Historians: Coronavirus Failure And Capitol Riot Will Define Trump’s Presidency

@alexvhenderson
Historians: Coronavirus Failure And Capitol Riot Will Define Trump’s Presidency

Reprinted with permission from Alternet

On Saturday, February 13, former President Donald Trump's second impeachment trial ended when seven Republican senators and all 50 Democratic senators voted to convict him for "incitement to insurrection" — which was a majority of senators voting "guilty" but was still ten votes short of the two-thirds majority needed for a conviction in an impeachment trial. A talking point coming from some far-right pundits is that Trump has once again been exonerated, but in an article published by USA Today on February 15, journalist David Jackson stresses that history is likely to judge Trump quite unfavorably.

During Trump's second impeachment trial, Democratic impeachment managers — including Rep. Jamie Raskin of Maryland — presented a mountain of damning evidence showing that Trump encouraged the January 6 assault on the U.S. Capitol Building by a mob of far-right insurrectionists, including members of the Proud Boys, militia extremists and supporters of the QAnon conspiracy cult.

Author and historian Brenda Wineapple, author of The Impeachers: The Trial of Andrew Johnson and the Dream of a Just Nation, told USA Today, "[Trump] knew exactly what he was doing and why he was doing it. Trump moved from demagoguery to tyranny."

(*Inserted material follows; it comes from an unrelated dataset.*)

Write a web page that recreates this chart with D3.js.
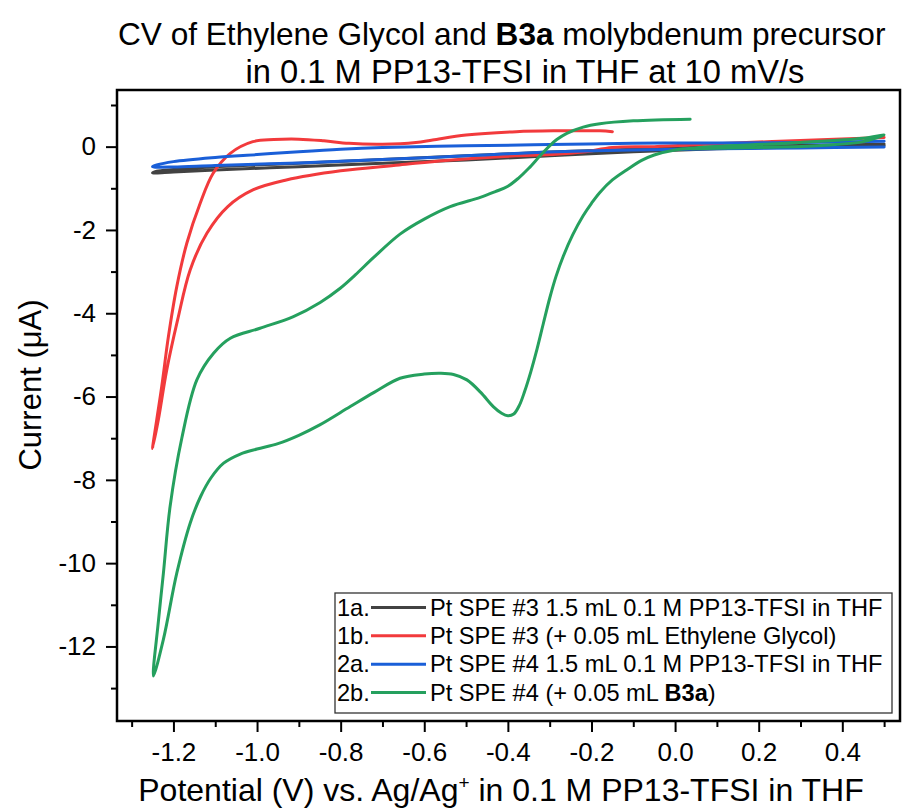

Johnson, during the 1860s, was the first president in U.S. history to be impeached. But like President Bill Clinton in 1999 and Trump in both 2020 and 2021, Johnson was acquitted during his impeachment trial.

The January 6 insurrection is only one of the reasons why historians will view Trump unfavorably, according to Jackson.

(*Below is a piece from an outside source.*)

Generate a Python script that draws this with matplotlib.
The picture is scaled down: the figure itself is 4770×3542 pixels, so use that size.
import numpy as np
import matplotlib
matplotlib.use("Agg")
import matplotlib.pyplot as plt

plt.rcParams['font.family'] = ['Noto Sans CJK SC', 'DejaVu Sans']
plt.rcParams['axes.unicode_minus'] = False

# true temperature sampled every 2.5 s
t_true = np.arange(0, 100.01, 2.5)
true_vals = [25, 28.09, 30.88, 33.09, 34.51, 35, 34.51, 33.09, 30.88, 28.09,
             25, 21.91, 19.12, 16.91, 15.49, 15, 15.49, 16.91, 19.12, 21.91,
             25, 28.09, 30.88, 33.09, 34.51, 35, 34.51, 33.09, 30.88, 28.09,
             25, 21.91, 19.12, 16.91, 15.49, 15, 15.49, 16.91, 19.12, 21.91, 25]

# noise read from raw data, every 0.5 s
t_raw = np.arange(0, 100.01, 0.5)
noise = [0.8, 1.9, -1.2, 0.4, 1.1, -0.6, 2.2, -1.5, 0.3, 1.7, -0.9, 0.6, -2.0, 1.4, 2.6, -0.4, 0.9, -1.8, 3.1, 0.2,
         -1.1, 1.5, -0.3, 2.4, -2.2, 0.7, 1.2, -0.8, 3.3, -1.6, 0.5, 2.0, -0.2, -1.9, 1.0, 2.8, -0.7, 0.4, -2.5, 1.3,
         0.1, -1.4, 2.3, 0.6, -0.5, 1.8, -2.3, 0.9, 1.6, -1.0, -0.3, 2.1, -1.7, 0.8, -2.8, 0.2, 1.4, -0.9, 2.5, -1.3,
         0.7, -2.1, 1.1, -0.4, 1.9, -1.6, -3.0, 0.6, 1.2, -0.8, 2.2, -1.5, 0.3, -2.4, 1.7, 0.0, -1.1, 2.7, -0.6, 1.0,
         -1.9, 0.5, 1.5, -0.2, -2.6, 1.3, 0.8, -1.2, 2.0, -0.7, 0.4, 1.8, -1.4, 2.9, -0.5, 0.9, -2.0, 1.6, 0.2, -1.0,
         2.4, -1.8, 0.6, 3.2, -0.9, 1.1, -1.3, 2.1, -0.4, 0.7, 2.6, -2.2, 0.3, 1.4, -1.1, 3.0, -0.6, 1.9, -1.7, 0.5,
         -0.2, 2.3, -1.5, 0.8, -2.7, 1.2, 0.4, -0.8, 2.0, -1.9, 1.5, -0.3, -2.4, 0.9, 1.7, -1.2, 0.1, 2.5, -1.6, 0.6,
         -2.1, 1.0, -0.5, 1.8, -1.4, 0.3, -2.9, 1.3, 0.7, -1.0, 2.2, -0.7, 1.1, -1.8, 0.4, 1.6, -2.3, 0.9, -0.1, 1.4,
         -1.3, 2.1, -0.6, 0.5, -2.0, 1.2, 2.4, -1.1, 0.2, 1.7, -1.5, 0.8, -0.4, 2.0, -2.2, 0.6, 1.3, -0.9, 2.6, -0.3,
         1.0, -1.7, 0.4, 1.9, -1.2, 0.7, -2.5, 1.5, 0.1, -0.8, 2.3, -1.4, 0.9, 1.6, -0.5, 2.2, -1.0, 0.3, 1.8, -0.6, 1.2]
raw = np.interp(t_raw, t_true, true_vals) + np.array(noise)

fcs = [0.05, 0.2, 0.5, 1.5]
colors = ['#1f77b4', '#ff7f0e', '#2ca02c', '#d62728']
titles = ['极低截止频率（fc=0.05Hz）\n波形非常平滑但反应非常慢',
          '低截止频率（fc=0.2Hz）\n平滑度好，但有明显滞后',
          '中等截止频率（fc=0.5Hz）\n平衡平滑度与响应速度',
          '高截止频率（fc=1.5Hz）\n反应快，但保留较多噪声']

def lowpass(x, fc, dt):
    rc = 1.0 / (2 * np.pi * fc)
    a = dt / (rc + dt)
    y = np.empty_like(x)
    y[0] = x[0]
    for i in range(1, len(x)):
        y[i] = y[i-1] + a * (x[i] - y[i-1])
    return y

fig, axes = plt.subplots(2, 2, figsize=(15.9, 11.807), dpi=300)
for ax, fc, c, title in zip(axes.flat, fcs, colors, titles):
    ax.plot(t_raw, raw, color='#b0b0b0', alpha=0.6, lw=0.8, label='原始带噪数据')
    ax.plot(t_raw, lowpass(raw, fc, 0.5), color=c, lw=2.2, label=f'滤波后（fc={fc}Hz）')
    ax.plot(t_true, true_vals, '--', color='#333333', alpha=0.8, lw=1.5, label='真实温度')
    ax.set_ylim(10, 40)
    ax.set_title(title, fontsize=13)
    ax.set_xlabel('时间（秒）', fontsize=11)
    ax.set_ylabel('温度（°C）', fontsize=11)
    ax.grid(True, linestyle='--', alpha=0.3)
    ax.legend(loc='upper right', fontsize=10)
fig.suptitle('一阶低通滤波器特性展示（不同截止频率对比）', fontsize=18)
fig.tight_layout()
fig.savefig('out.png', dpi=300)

Jackson explains, "Many historians had already said Trump would rank low for a tumultuous single term that included the COVID-19 pandemic, a previous impeachment, lies about his actions and those of others, business conflicts of interest and alienation of global allies."

Historian Chris Whipple, author of The Gatekeepers: How the White House Chiefs of Staff Define Every Presidency, told USA Today that Trump will be best remembered for two tragedies: "his fumbling of a lethal pandemic that cost half a million American lives, and his incitement of a bloody insurrection against a free and fair election."

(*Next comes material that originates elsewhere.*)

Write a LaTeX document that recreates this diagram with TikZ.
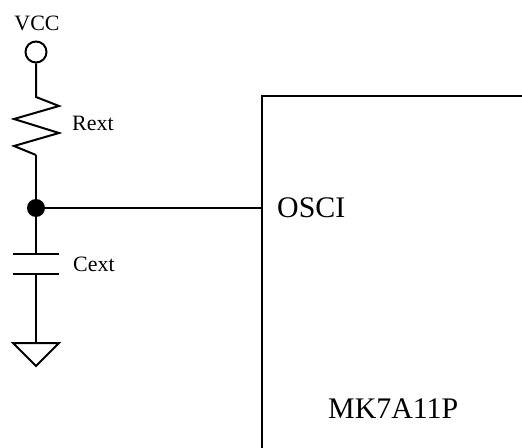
\documentclass[tikz,border=0pt]{standalone}
\usepackage{fontspec}
\setmainfont{Liberation Serif}
\usetikzlibrary{positioning,calc}

\tikzset{
  wire/.style={line width=2bp},
  smalllabel/.style={font=\fontsize{22}{24}\selectfont, inner sep=0pt},
  biglabel/.style={font=\fontsize{30}{33}\selectfont, inner sep=0pt}
}

\begin{document}
\begin{tikzpicture}[x=1bp, y=-1bp]
    \useasboundingbox (0,0) rectangle (522,448);

    % Supply terminal
    \node[circle, draw, wire, minimum size=21bp, inner sep=0pt] (vcc) at (36,52) {};
    \node[smalllabel, anchor=base] (vcclabel) at (37,31) {VCC};

    % Resistor
    \coordinate (rtop) at (36,97);
    \coordinate (rbot) at (36,155);
    \draw[wire] (vcc) -- (rtop) -- ++(23,9) -- ++(-45,13) -- ++(45,14) -- ++(-45,13) -- (rbot);
    \node[smalllabel, anchor=base west] (rext) at (72,131) {Rext};

    % Junction
    \node[circle, fill, inner sep=0pt, minimum size=18bp] (jn) at (36,208) {};

    % Capacitor
    \coordinate (ctop) at (36,254);
    \coordinate (cbot) at (36,274);
    \draw[wire] (rbot) -- (jn) -- (ctop);
    \draw[wire] ($(ctop)+(-23,0)$) -- ($(ctop)+(23,0)$);
    \draw[wire] ($(cbot)+(-23,0)$) -- ($(cbot)+(23,0)$);
    \node[smalllabel, anchor=base west] (cext) at (73,271) {Cext};

    % Ground
    \coordinate (gnd) at (36,343);
    \draw[wire] (cbot) -- (gnd);
    \draw[wire] ($(gnd)+(-23,0)$) -- ($(gnd)+(23,0)$) -- ($(gnd)+(0,23)$) -- cycle;

    % Chip
    \coordinate (chipnw) at (262,96);
    \coordinate (osci) at (262,208);
    \draw[wire] (262,450) -- (chipnw) -- (524,96);
    \draw[wire] (jn) -- (osci);
    \node[biglabel, anchor=base west] (oscilabel) at (277,218) {OSCI};
    \node[biglabel, anchor=base west] (chipname) at (328,418) {MK7A11P};
\end{tikzpicture}
\end{document}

"Weighed against those twin legacies," Whipple said, "nothing else will matter."

According to historian Jennifer Mercieca — author of Demagogue for President: The Rhetorical Genius of Donald Trump — Trump "will be remembered as the president who prevented the peaceful transition of power." Mercieca told USA Today that Trump "refused to accept that he lost. He spread conspiracy theory, threatened officials and called his loyal followers to Washington and incited insurrection."

Timothy Naftali, a presidential historian who teachers at New York University, slammed Trump as "the worst president in history" and stressed that he was "grossly derelict" during the COVID-19 pandemic. But Alvin S. Felzenberg, author of The Leaders We Deserved (and a Few We Didn't): Rethinking the Presidential Rating Game, believes that Trump at least deserves credit for addressing the loss of manufacturing jobs in the U.S. and trade deals that didn't benefit the American working class.

Nonetheless, Felzenberg also believes that Trump "spent four years creating carnage, or at least allowing it" and told USA Today that Trump's reputation is "certainly in the bottom tier" and "maybe at the bottom."